*Brief:* Leaving out every picture, copy the lines of the data exactly, from the first through the line containing "minor_mult = [2, 3, 4, 5, 6, 7, 8, 9]".

*Material:*

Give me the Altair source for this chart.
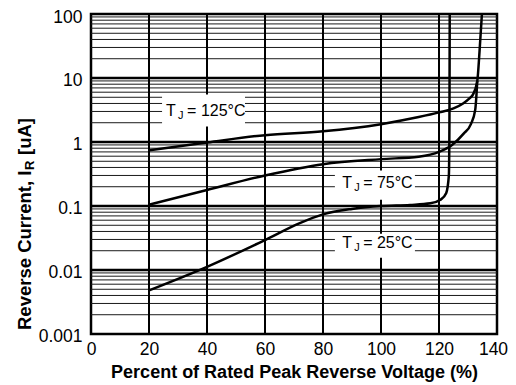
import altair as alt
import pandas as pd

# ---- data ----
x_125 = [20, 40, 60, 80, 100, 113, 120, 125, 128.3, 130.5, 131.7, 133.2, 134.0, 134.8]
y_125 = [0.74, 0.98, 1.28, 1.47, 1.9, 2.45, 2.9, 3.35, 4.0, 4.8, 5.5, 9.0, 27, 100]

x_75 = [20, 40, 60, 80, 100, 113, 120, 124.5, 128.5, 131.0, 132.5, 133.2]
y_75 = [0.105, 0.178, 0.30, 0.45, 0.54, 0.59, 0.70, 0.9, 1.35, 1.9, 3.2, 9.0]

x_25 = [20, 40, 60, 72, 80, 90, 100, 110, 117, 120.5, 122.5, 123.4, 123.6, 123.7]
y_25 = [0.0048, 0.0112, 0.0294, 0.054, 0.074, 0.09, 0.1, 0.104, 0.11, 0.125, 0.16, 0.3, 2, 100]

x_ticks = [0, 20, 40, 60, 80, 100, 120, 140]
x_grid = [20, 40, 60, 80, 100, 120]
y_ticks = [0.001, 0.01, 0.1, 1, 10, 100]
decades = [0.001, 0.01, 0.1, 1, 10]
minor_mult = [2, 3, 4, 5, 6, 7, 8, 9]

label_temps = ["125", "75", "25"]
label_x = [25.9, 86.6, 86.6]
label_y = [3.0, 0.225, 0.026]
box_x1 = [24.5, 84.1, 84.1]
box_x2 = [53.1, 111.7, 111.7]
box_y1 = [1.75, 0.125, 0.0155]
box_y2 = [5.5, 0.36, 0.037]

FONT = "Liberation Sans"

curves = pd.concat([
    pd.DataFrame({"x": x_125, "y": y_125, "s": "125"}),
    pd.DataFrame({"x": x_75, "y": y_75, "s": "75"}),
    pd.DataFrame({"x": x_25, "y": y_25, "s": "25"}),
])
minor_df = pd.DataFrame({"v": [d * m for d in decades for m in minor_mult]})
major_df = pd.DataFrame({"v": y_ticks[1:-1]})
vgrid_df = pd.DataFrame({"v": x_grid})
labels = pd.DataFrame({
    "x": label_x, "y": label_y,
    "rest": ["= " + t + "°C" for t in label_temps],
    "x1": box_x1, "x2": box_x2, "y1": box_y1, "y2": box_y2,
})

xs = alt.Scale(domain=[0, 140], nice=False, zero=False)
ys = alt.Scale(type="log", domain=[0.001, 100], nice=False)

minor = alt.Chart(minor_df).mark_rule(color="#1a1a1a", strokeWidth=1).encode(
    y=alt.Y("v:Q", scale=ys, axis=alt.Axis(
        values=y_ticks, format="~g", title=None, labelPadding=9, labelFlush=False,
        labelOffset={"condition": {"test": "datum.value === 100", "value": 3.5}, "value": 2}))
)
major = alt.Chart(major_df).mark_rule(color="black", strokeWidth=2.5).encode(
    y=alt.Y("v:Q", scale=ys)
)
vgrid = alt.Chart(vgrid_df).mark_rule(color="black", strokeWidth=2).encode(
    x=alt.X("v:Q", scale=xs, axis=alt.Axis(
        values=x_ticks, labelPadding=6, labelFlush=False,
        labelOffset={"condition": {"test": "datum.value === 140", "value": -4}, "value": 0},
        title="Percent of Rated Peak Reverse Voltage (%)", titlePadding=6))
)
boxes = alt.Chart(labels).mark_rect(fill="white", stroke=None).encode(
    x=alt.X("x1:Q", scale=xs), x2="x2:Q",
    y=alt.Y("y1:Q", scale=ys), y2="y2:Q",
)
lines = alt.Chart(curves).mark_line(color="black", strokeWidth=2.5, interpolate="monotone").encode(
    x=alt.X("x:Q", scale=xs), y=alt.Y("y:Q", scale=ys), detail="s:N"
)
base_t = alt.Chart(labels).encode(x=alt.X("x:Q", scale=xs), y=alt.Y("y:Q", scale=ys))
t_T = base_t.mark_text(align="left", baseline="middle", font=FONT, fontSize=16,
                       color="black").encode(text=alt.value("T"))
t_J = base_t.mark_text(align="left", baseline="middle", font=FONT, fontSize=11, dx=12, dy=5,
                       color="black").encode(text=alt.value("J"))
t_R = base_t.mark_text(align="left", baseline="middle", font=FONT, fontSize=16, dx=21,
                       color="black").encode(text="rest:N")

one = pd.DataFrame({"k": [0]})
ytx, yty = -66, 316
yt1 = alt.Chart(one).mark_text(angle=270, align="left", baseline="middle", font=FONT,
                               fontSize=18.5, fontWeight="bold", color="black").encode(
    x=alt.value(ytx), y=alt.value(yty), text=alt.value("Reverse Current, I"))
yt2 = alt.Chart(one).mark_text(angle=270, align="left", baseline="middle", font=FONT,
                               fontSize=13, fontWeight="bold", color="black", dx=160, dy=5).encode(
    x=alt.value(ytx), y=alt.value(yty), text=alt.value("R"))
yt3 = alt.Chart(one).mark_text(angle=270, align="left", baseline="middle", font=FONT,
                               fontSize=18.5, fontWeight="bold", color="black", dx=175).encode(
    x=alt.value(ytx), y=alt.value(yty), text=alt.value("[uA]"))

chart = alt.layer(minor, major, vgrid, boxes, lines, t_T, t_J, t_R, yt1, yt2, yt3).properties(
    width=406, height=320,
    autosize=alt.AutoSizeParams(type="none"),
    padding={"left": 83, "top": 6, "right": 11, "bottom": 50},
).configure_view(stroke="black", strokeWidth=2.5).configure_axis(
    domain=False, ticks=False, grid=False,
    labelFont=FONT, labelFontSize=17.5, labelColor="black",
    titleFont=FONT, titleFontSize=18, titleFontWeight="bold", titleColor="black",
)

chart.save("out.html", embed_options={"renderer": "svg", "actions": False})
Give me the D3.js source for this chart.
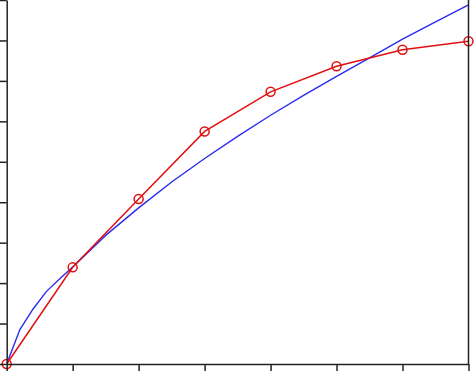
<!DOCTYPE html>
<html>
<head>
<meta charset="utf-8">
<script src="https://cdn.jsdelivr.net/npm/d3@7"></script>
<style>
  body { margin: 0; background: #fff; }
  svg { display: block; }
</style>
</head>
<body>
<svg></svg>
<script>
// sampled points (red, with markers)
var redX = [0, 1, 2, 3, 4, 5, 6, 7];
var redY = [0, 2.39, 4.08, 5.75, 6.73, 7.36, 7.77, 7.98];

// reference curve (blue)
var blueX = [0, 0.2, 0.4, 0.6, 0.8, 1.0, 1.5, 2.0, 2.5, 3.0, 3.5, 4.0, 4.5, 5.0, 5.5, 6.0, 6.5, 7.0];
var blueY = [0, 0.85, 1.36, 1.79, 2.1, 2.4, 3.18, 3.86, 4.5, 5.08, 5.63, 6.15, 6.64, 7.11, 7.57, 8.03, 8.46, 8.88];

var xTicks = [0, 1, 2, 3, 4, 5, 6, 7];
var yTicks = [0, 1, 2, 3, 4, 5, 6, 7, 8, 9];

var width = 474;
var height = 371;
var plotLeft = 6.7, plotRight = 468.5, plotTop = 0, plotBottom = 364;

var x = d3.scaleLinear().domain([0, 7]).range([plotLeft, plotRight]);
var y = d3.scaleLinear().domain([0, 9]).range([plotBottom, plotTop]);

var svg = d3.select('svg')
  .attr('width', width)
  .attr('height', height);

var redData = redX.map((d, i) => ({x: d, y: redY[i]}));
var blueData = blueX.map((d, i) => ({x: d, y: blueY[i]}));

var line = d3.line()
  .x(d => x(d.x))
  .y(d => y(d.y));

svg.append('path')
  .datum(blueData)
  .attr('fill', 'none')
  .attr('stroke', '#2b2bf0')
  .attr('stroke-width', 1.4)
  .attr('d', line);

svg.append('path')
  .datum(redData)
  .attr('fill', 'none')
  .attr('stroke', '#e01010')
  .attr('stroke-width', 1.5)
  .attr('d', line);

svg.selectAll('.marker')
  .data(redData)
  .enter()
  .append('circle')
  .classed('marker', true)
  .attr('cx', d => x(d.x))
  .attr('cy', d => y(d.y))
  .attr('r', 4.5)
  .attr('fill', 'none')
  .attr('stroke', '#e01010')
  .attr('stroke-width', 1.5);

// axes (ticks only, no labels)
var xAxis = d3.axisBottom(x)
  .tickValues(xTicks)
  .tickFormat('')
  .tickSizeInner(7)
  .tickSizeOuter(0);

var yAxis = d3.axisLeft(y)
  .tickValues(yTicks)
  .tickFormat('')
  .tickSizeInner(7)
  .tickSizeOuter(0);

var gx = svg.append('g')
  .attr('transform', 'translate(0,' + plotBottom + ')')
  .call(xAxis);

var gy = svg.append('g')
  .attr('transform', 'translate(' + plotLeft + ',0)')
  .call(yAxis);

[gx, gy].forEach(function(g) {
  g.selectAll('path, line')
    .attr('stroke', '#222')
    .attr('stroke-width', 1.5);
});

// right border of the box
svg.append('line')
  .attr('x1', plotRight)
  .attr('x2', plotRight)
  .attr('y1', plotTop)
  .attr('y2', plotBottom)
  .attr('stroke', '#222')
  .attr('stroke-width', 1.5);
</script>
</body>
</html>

*The solution:*
Give me the Altair source for this chart.
import altair as alt
import pandas as pd

# ---- data ----
x_125 = [20, 40, 60, 80, 100, 113, 120, 125, 128.3, 130.5, 131.7, 133.2, 134.0, 134.8]
y_125 = [0.74, 0.98, 1.28, 1.47, 1.9, 2.45, 2.9, 3.35, 4.0, 4.8, 5.5, 9.0, 27, 100]

x_75 = [20, 40, 60, 80, 100, 113, 120, 124.5, 128.5, 131.0, 132.5, 133.2]
y_75 = [0.105, 0.178, 0.30, 0.45, 0.54, 0.59, 0.70, 0.9, 1.35, 1.9, 3.2, 9.0]

x_25 = [20, 40, 60, 72, 80, 90, 100, 110, 117, 120.5, 122.5, 123.4, 123.6, 123.7]
y_25 = [0.0048, 0.0112, 0.0294, 0.054, 0.074, 0.09, 0.1, 0.104, 0.11, 0.125, 0.16, 0.3, 2, 100]

x_ticks = [0, 20, 40, 60, 80, 100, 120, 140]
x_grid = [20, 40, 60, 80, 100, 120]
y_ticks = [0.001, 0.01, 0.1, 1, 10, 100]
decades = [0.001, 0.01, 0.1, 1, 10]
minor_mult = [2, 3, 4, 5, 6, 7, 8, 9]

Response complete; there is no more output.